Friday, 22 de November de 2024 ISSN 1519-7670 - Ano 24 - nº 1315

Precisamos realmente de mais democracia?

No último domingo (26/4), tive o prazer de assistir àTV Educativa do Paraná, onde, no programa Brasil Nação, se discutia a Confecom (Conferência Nacional de Comunicação), a Jornada pela Democratização da Comunicação, realizada em Curitiba, rede mundial de computadores e temas afins. [Todo domingo, 21:30 h, ao vivo pela rede, www.rtve.pr.gov.br . Quem se interessar em ouvir a gravação que fiz do áudio do programa, MP3 40 Kbps, 1:30 h, 21 Mb, basta copiá-la aqui.]

Chamo a atenção do leitor para o encerramento do programa, com uma excelente proposta de reflexão da parte do telespectador, como prova da necessidade de uma conferência para o setor: existe alguma TV comercial discutindo este tema?

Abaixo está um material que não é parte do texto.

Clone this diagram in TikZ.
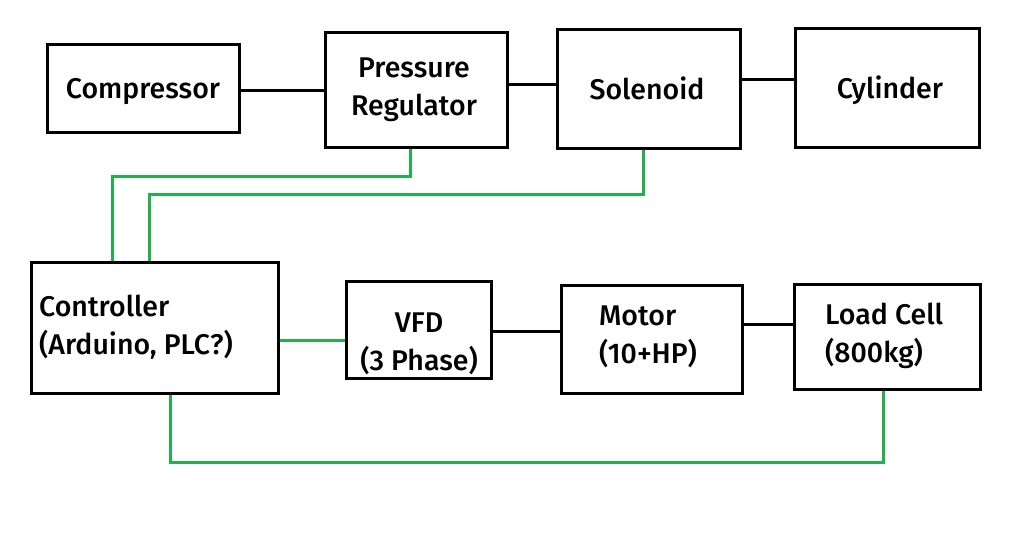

Certamente, o ministro da Globo, Hélio Costa, responderia: Não há necessidade alguma de se fazer uma conferência. Já estamos democratizando tudo! [ver aqui]

Em dado momento, após quase meia hora de debate, surgiu a seguinte questão: Como fazer para que mais tecnologia (na comunicação) represente, de fato, mais democracia? (aos 27 minutos do áudio citado).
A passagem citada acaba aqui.